2025 Upper Deck Batman: The Animated Series Cards Arrive

2025 Upper Deck Batman: The Animated Series Cards Arrive

Upper Deck's 2025 Batman: The Animated Series trading card set arrives with autographs, sketch cards, and numbered parallels targeting 90s nostalgia collectors.

Upper Deck is betting big on nostalgia with its 2025 Batman: The Animated Series trading card set — a product aimed squarely at collectors who grew up watching Bruce Wayne brood across a rain-slicked Gotham skyline in the early 1990s. With autographs, premium inserts, and a hobby box structure designed to reward case buyers, this release is shaping up to be one of the more ambitious non-sport drops of the year from a manufacturer that knows how to work the licensed entertainment space.

What's Inside the 2025 Upper Deck Batman: TAS Set

Upper Deck's 2025 Batman: The Animated Series set is built around the beloved Fox Kids animated series that debuted in September 1992 — a show widely credited with redefining superhero animation and influencing DC's visual identity for decades. The hobby box configuration follows Upper Deck's established non-sport premium format, with collectors chasing autographs, sketch cards, and limited parallel inserts across a structured checklist that spans the show's core cast, villains, and iconic episode moments.

The base set covers the full breadth of the series, including characters like The Joker, Harley Quinn, Two-Face, Poison Ivy, Mr. Freeze, and Catwoman — a rogues' gallery that carries enormous brand recognition well beyond the traditional card-collecting audience. Insert sets are segmented into multiple tiers, with autograph cards representing the crown jewels of any given hobby box. While Upper Deck has not released full population projections ahead of the product's street date, the odds structure in hobby configurations typically places on-card autographs in the 1:box or tighter range for premium signers, with sketch cards — hand-drawn originals by contracted artists — falling at even steeper odds. Parallels of base cards are numbered across multiple tiers, with the lowest-print runs expected in the 1/1 Printing Plate category, a format Upper Deck has used effectively across its Marvel and DC licensed lines.

Key checklist highlights expected to drive secondary market interest include:

  • On-card autographs from voice cast members and creative contributors
  • Original artist sketch cards — each a one-of-one
  • Numbered parallel tiers across base and insert sets
  • Episode-themed insert sets pulling from the show's most iconic moments
  • Costume or prop relic cards, if confirmed in the final configuration

Why This Release Has Real Market Momentum

The non-sport card market has been on a sustained upswing, powered by IP nostalgia and a collector base that skews older and more financially capable than the traditional sports card buyer. Batman: The Animated Series sits at the intersection of two powerful collecting verticals: DC Comics memorabilia and 1990s pop culture — both of which have posted strong auction results over the past 36 months.
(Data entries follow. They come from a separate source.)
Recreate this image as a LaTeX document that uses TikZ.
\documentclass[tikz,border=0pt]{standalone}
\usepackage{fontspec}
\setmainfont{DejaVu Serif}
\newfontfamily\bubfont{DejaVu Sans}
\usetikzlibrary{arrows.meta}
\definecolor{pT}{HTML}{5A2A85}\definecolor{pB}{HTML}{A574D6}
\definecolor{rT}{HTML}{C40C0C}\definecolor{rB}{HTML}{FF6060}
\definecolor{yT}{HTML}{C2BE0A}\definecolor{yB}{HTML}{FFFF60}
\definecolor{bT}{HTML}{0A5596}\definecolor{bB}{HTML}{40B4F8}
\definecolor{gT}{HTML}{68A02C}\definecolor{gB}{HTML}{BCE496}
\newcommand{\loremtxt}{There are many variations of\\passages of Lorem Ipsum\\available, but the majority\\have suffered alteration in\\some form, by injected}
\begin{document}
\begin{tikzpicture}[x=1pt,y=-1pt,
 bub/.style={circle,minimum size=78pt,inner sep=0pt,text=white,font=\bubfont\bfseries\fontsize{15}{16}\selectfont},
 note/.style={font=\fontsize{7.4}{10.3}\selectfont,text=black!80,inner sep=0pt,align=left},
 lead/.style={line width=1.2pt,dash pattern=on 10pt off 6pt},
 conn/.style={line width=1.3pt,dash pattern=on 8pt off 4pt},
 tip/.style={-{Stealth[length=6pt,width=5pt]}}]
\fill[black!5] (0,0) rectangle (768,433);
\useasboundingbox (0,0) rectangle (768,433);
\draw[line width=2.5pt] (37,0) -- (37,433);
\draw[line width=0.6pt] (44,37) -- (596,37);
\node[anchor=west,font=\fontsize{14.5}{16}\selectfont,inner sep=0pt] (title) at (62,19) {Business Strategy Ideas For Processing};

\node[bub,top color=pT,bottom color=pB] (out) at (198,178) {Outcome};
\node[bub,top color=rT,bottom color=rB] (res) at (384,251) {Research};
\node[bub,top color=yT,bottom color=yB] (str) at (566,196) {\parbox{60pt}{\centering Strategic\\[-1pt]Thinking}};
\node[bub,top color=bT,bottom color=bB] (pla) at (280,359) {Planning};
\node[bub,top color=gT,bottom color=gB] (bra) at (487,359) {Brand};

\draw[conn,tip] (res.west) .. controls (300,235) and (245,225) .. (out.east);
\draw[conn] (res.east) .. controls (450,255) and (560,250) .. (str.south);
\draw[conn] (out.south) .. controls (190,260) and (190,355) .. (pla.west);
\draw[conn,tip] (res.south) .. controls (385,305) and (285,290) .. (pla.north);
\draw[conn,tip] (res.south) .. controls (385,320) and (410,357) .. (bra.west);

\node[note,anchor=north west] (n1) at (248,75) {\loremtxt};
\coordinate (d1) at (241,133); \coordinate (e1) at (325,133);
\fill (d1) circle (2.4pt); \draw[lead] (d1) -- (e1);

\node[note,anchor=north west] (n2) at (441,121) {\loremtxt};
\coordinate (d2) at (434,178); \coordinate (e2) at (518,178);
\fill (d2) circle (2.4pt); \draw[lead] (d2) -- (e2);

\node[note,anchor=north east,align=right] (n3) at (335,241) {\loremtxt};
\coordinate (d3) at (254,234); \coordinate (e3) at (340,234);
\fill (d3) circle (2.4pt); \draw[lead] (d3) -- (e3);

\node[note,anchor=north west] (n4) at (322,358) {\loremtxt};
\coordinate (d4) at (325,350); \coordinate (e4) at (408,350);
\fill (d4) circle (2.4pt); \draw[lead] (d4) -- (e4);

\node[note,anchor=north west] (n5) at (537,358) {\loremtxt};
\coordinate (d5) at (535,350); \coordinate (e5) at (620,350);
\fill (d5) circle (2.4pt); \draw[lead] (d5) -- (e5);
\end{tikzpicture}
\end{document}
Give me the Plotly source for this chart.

A PSA 10 copy of a key insert from Upper Deck's earlier DC licensed releases has routinely cleared $100–$400 at auction depending on subject and print run, while original sketch cards from comparable non-sport sets have traded anywhere from $50 to well over $1,000 on platforms like eBay and through auction houses including Heritage Auctions, which has aggressively expanded its trading card and animation art categories.

Harley Quinn is the single most important character to watch in this set. Introduced in the animated series before appearing in comics, she carries a provenance story that resonates deeply with both DC collectors and non-sport enthusiasts. Any Harley Quinn autograph or low-numbered parallel in PSA 10 or BGS 9.5 condition should be treated as a priority pull. Similarly, Mark Hamill — the voice of The Joker and one of the most sought-after signers in pop culture collectibles — would represent a landmark addition to the autograph checklist if Upper Deck secured his signature. Hamill autographs in graded slabs have consistently outperformed comparable signers across CGC, PSA, and Beckett certified populations. The broader non-sport autograph market has seen increased institutional interest from dealers who previously focused exclusively on vintage sports, a trend that bodes well for a set with this kind of IP pedigree.

Collector Takeaway: Target Autos and Sketches, Watch the Secondary Fast

For collectors approaching this set strategically, hobby boxes are the minimum viable entry point — retail configurations, if offered, will almost certainly strip out the premium hits that justify the price-per-box economics. Case buyers will have the best shot at assembling a meaningful autograph run, and those who crack cases early and list key pulls within the first 30–60 days of release typically capture the strongest secondary market premiums before supply normalizes. Sketch cards, in particular, have a compressed window of peak demand — buy or sell in the first two months.

The longer play here is grading. Submit base cards and inserts to PSA or BGS immediately after pulling — Upper Deck's card stock from recent non-sport releases has graded well, with centering being the primary variable separating a 9 from a 10. A well-centered, high-grade Harley Quinn or Joker insert from a limited numbered run could realistically double or triple its raw value in a slab within 12–18 months if the set builds the secondary market traction its IP deserves. This is a set worth taking seriously — not just for the nostalgia, but for the math.